The servicemen organized themselves into two classes and began to study. They were both the students and their own teachers.
"Menachem taught math and physics, Yitzhak taught English and I taught chemistry. When we finally got home we received credits as if we had studied first-year at the Technion," he recounted.
HARPAZ READ a total of 304 books during his "residency" at Abaseyar. One day, a parcel arrived for Pe'er - a birthday present from his family in America containing copies of Tolkien's The Hobbit and the Lord of the Rings trilogy.
"We enjoyed the books so much that we decided to translate them for others," he said as he fondly handled the brown-covered exercise books. "We finished The Hobbit after four months. Basically, we became two groups - those who translated and those who read the translation - and for this reason we decided not to translate the trilogy, as it was important to keep the group together as one unit," said the lifetime kibbutznik.
The majority of the translation was carried out in the prison exercise yard.
"Two of us would sit out in the sun reading sentence by sentence in English, but out loud giving a word-for-word literal translation into Hebrew while another would be jotting it all down. We had many arguments, even shouting matches, about how this or that should be translated. I think one of our total failures was the translation of the songs, as none of us really had sufficient talent to do them the justice they deserve. It was extremely difficult to translate idioms and other special words, as we wanted not only the words but also the mood of the author."
For example, they had difficulty deciding how translate "troll," or what should be the plural of Hobbit and troll.
"After many arguments, we finally decided it could not possibly be translated as Hobbitim or Trollim, so we agreed to add the Hebrew 'ha' and made them HaHobbit and HaTroll."
Harpaz begins to smile broadly as he flips through the exercise books laid out on the kitchen table in front of him.
"We had a lot of fun translating The Hobbit - and having fun in an Egyptian jail is really something," he says with a grin.
WHEN HE fell into captivity, Harpaz was married and the father of two children. His wife was pregnant with twin girls when he parachuted out of his crippled aircraft and into the unknown.
At one stage he knitted dresses for his unseen daughters, and another for his wife Nurit back on Hazorea. He obtained the needles and wool through the Red Cross.
"I actually began on bamboo sticks but later got some needles," he chuckles, adding that Nurit's dress entailed no fewer than 90,000 stitches; he knows because he counted them.
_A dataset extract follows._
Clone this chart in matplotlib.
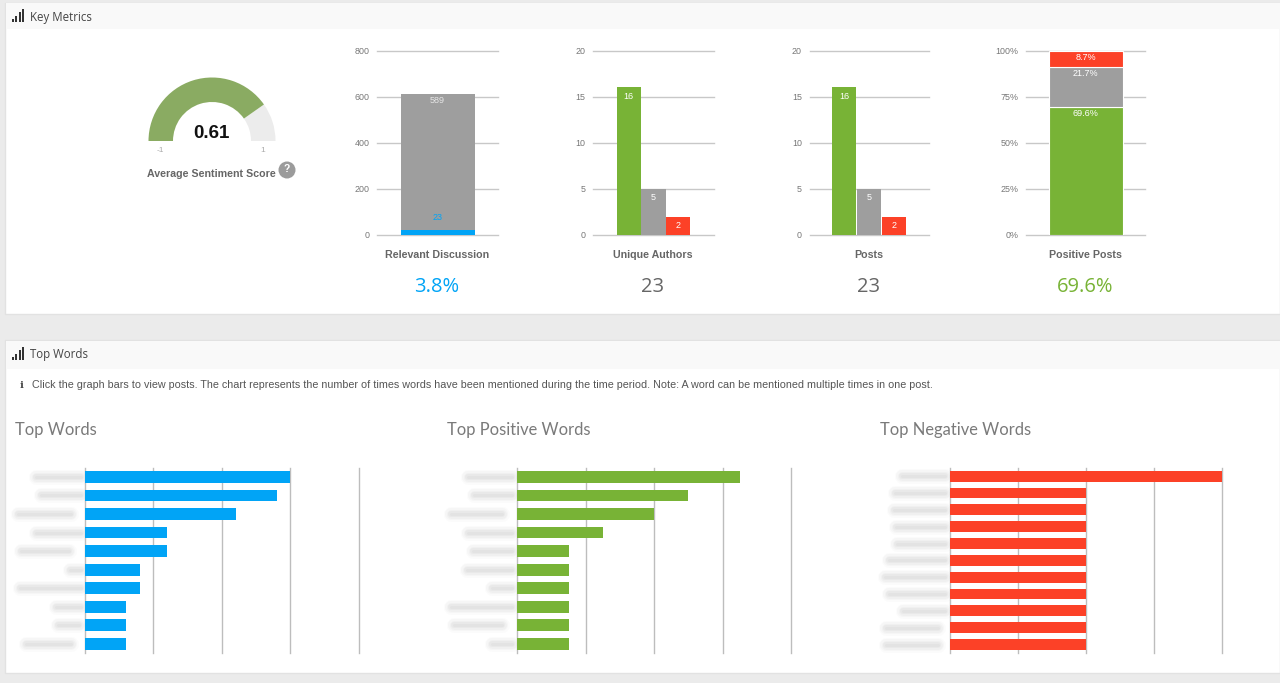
#!/usr/bin/env python3
"""Recreate the Key Metrics / Top Words dashboard screenshot."""
import matplotlib
matplotlib.use("Agg")
import matplotlib.pyplot as plt
from matplotlib.patches import Circle, Rectangle, Wedge

GAUGE_VALUE = 0.61
GAUGE_MIN = -1
GAUGE_MAX = 1

DISCUSSION_LABELS = ["Relevant", "Other"]
DISCUSSION_VALUES = [23, 589]
DISCUSSION_TICKS = [0, 200, 400, 600, 800]

SENTIMENTS = ["Positive", "Neutral", "Negative"]
AUTHOR_VALUES = [16, 5, 2]
POST_VALUES = [16, 5, 2]
COUNT_TICKS = [0, 5, 10, 15, 20]

SHARE_VALUES = [69.6, 21.7, 8.7]
SHARE_TICKS = [0, 25, 50, 75, 100]
SHARE_TICK_LABELS = ["0%", "25%", "50%", "75%", "100%"]

TOP_WORDS = [15, 14, 11, 6, 6, 4, 4, 3, 3, 3]
TOP_TICKS = [0, 5, 10, 15, 20]
TOP_POSITIVE = [13, 10, 8, 5, 3, 3, 3, 3, 3, 3]
POSITIVE_TICKS = [0, 4, 8, 12, 16]
TOP_NEGATIVE = [2, 1, 1, 1, 1, 1, 1, 1, 1, 1, 1]
NEGATIVE_TICKS = [0, 0.5, 1, 1.5, 2]

GREEN = "#78b336"
GREY = "#9e9e9e"
RED = "#fc4127"
BLUE = "#01a4f6"
GRID = "#c8c8c8"
SANS = "Liberation Sans"
SOFT = "Open Sans"
W, H = 1280, 683

plt.rcParams["font.family"] = [SANS, "DejaVu Sans"]


def px_axes(fig, left, top, right, bottom, **kw):
    return fig.add_axes([left / W, 1 - bottom / H, (right - left) / W, (bottom - top) / H], **kw)


def draw_panel(bg, top, header_bottom, bottom, title):
    bg.add_patch(Rectangle((5, top), W - 5, bottom - top, fc="white", ec="#e2e2e2", lw=1))
    bg.add_patch(Rectangle((5.5, top + 0.5), W - 5, header_bottom - top, fc="#f9f9f9", ec="none"))
    for i, height in enumerate([3, 6, 10, 13]):
        base = top + 19.5
        bg.add_patch(Rectangle((12 + i * 3.3, base - height), 2.1, height, fc="#333333", ec="none"))
    bg.text(30, top + 14.5, title, family=SOFT, fontsize=8.3, color="#444444", va="center")


def style_vertical(ax, ticks, labels=None):
    ax.set_ylim(ticks[0], ticks[-1])
    ax.set_yticks(ticks)
    ax.set_yticklabels(labels if labels else [str(t) for t in ticks], fontsize=6.4, color="#777777")
    ax.set_xticks([])
    ax.tick_params(length=0, pad=5.5)
    for spine in ax.spines.values():
        spine.set_visible(False)
    ax.set_axisbelow(True)
    ax.grid(axis="y", color=GRID, linewidth=1.0)
    for line in ax.get_ygridlines():
        line.set_clip_on(False)


def grouped_chart(fig, left, right, values, ticks):
    ax = px_axes(fig, left, 50.5, right, 235)
    ax.patch.set_alpha(0)
    positions = range(len(values))
    bars = ax.bar(positions, values, width=0.97, color=[GREEN, GREY, RED], clip_on=False)
    half = (right - left) / 24.9 / 2
    ax.set_xlim(1 - half, 1 + half)
    style_vertical(ax, ticks)
    for bar, value in zip(bars, values):
        ax.annotate(str(value), (bar.get_x() + bar.get_width() / 2, value), xytext=(0, -6.5),
                    textcoords="offset points", ha="center", va="center", fontsize=6.5, color="white")
    return ax


def word_chart(fig, left, right, values, ticks, color, title, title_x, smudges):
    ax = px_axes(fig, left, 467.7, right, 653)
    ax.patch.set_alpha(0)
    ax.barh(range(len(values)), values, height=0.64, color=color)
    ax.set_ylim(len(values) - 0.5, -0.5)
    ax.set_xlim(ticks[0], ticks[-1])
    ax.set_xticks(ticks)
    ax.set_xticklabels([])
    ax.set_yticks([])
    ax.tick_params(length=0)
    for spine in ax.spines.values():
        spine.set_visible(False)
    ax.set_axisbelow(True)
    ax.grid(axis="x", color="#bdbdbd", linewidth=1.0)
    for line in ax.get_xgridlines():
        line.set_clip_on(False)
    fig.text(title_x / W, 1 - 429.5 / H, title, family="Lato", fontsize=11.9, color="#7a7a7a", va="center")
    # the word labels are blurred out in the reference, so only soft smudges are drawn
    band = (653 - 467.7) / len(values)
    bg = fig.axes[0]
    for i, (x0, x1) in enumerate(smudges):
        y = 467.7 + band * (i + 0.5)
        for width, alpha in [(15, 0.025), (12, 0.035), (9, 0.045), (6, 0.05), (3, 0.05)]:
            bg.plot([x0, x1], [y, y], color="#777777", lw=width * 0.72, alpha=alpha,
                    solid_capstyle="round")


def main():
    fig = plt.figure(figsize=(W / 100, H / 100), dpi=100, facecolor="#ebebeb")
    bg = fig.add_axes([0, 0, 1, 1])
    bg.set_xlim(0, W)
    bg.set_ylim(H, 0)
    bg.axis("off")
    draw_panel(bg, 2.5, 28, 313.5, "Key Metrics")
    draw_panel(bg, 340, 368, 673, "Top Words")

    # gauge
    gauge = px_axes(fig, 140, 70, 284, 150)
    gauge.set_xlim(-72, 72)
    gauge.set_ylim(-9, 71)
    gauge.axis("off")
    stop = 180 * (GAUGE_MAX - GAUGE_VALUE) / (GAUGE_MAX - GAUGE_MIN)
    gauge.add_patch(Wedge((0, 0), 63.5, 0, stop, width=24.5, fc="#ececec", ec="none"))
    gauge.add_patch(Wedge((0, 0), 63.5, stop, 180, width=24.5, fc="#8aab62", ec="none"))
    bg.text(211.5, 133.5, f"{GAUGE_VALUE:.2f}", fontsize=13.5, fontweight="bold", color="#111111",
            ha="center", va="center")
    bg.text(160, 150, str(GAUGE_MIN), fontsize=6, color="#aaaaaa", ha="center", va="center")
    bg.text(263, 150, str(GAUGE_MAX), fontsize=6, color="#aaaaaa", ha="center", va="center")
    bg.text(211, 174, "Average Sentiment Score", fontsize=7.7, fontweight="bold", color="#666666",
            ha="center", va="center")
    bg.add_patch(Circle((287, 170), 8.5, fc="#9b9b9b", ec="none"))
    bg.text(287, 169.5, "?", fontsize=7.5, fontweight="bold", color="white", ha="center", va="center")

    # relevant discussion
    ax = px_axes(fig, 377, 50.5, 498, 235)
    ax.patch.set_alpha(0)
    half = 121 / 74 / 2
    ax.bar(0, DISCUSSION_VALUES[0], width=1, color=BLUE, clip_on=False)
    ax.bar(0, DISCUSSION_VALUES[1], width=1, bottom=DISCUSSION_VALUES[0], color=GREY)
    ax.set_xlim(-half, half)
    style_vertical(ax, DISCUSSION_TICKS)
    ax.annotate(str(DISCUSSION_VALUES[1]), (0, sum(DISCUSSION_VALUES)), xytext=(0, -4.5),
                textcoords="offset points", ha="center", va="center", fontsize=6.5, color="#e6e6e6")
    ax.annotate(str(DISCUSSION_VALUES[0]), (0, DISCUSSION_VALUES[0]), xytext=(0, 9),
                textcoords="offset points", ha="center", va="center", fontsize=6.5, color=BLUE)

    grouped_chart(fig, 593, 714, AUTHOR_VALUES, COUNT_TICKS)
    grouped_chart(fig, 809.6, 929, POST_VALUES, COUNT_TICKS)

    # positive share
    ax = px_axes(fig, 1026, 50.5, 1145.4, 235)
    ax.patch.set_alpha(0)
    half = 119.4 / 74 / 2
    bottom = 0
    for value, color in zip(SHARE_VALUES, [GREEN, GREY, RED]):
        ax.bar(0, value, width=1, bottom=bottom, color=color, edgecolor="white", linewidth=0.8)
        ax.annotate(f"{value}%", (0, bottom + value), xytext=(0, -5), textcoords="offset points",
                    ha="center", va="center", fontsize=6.5, color="white")
        bottom += value
    ax.set_xlim(-half, half)
    style_vertical(ax, SHARE_TICKS, SHARE_TICK_LABELS)

    metric_names = ["Relevant Discussion", "Unique Authors", "Posts", "Positive Posts"]
    totals = [
        f"{DISCUSSION_VALUES[0] / sum(DISCUSSION_VALUES) * 100:.1f}%",
        str(sum(AUTHOR_VALUES)), str(sum(POST_VALUES)), f"{SHARE_VALUES[0]}%",
    ]
    for x, name, total, color in zip([437, 653, 869, 1085], metric_names, totals,
                                     [BLUE, "#666666", "#666666", GREEN]):
        bg.text(x, 254.5, name, fontsize=7.7, fontweight="bold", color="#666666", ha="center", va="center")
        bg.text(x, 286.5, total, family=SOFT, fontsize=14.5, color=color, ha="center", va="center")

    bg.text(22, 385, "i", family="DejaVu Serif", fontsize=7.5, fontweight="bold", color="#444444",
            ha="center", va="center")
    bg.text(32, 385, "Click the graph bars to view posts. The chart represents the number of times words "
            "have been mentioned during the time period. Note: A word can be mentioned multiple times in one post.",
            fontsize=7.73, color="#555555", va="center")

    word_chart(fig, 85, 358.7, TOP_WORDS, TOP_TICKS, BLUE, "Top Words", 15,
               [(36, 81), (41, 81), (18, 71), (36, 81), (21, 69), (70, 81), (20, 81), (56, 81), (58, 79), (26, 71)])
    word_chart(fig, 517.3, 791, TOP_POSITIVE, POSITIVE_TICKS, GREEN, "Top Positive Words", 447,
               [(468, 512), (474, 512), (451, 502), (468, 512), (473, 512), (467, 512), (492, 512), (451, 512), (454, 502), (492, 512)])
    word_chart(fig, 949.7, 1222.3, TOP_NEGATIVE, NEGATIVE_TICKS, RED, "Top Negative Words", 880,
               [(902, 945), (895, 945), (894, 945), (896, 945), (897, 945), (889, 945), (885, 945), (889, 945), (903, 945), (886, 938), (886, 938)])

    fig.savefig("out.png", dpi=100, facecolor=fig.get_facecolor())
    plt.close(fig)


if __name__ == "__main__":
    main()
Turning serious, Harpaz speaks of how the prisoners had assessed their plight. During their years in captivity, they celebrated three communal Seder nights. "We celebrated each Pessah seder in the secular kibbutz way and also in the traditional religious way, so that everybody felt comfortable - as comfortable as possible when you are Jews in captivity celebrating the exodus of your forefathers from that very place.
"We understood that we would not be released, other than if there was peace or another war. We didn't believe there would be peace, so we waited for war. We were probably the only Israelis who were happy about the outbreak of the Yom Kippur War in 1973," he says with a sad laugh.
The prisoners were released on November 6, 1973, and flown to Lod (now Ben-Gurion) Airport. From there, Harpaz was taken by helicopter to the airbase of Ramat David in the Jezreel Valley, a short drive from his kibbutz.
"My twin daughters were three years old and only knew their father from photographs," he says.
The two little girls, wearing the dresses their father had knitted for them in Egypt, had been told that their father had come home. All the way to their kibbutz parent's house from their kindergarten, they had been singing in chorus, "Daddy's come."
"They came into the house, looked at the photograph on the shelf and didn't give me a second glance. I picked up a children's book and started to read them a short story," he recalls. "After a few minutes they looked up at their mother and one of them said, 'Okay, let's go visit the cows' - and that was that!"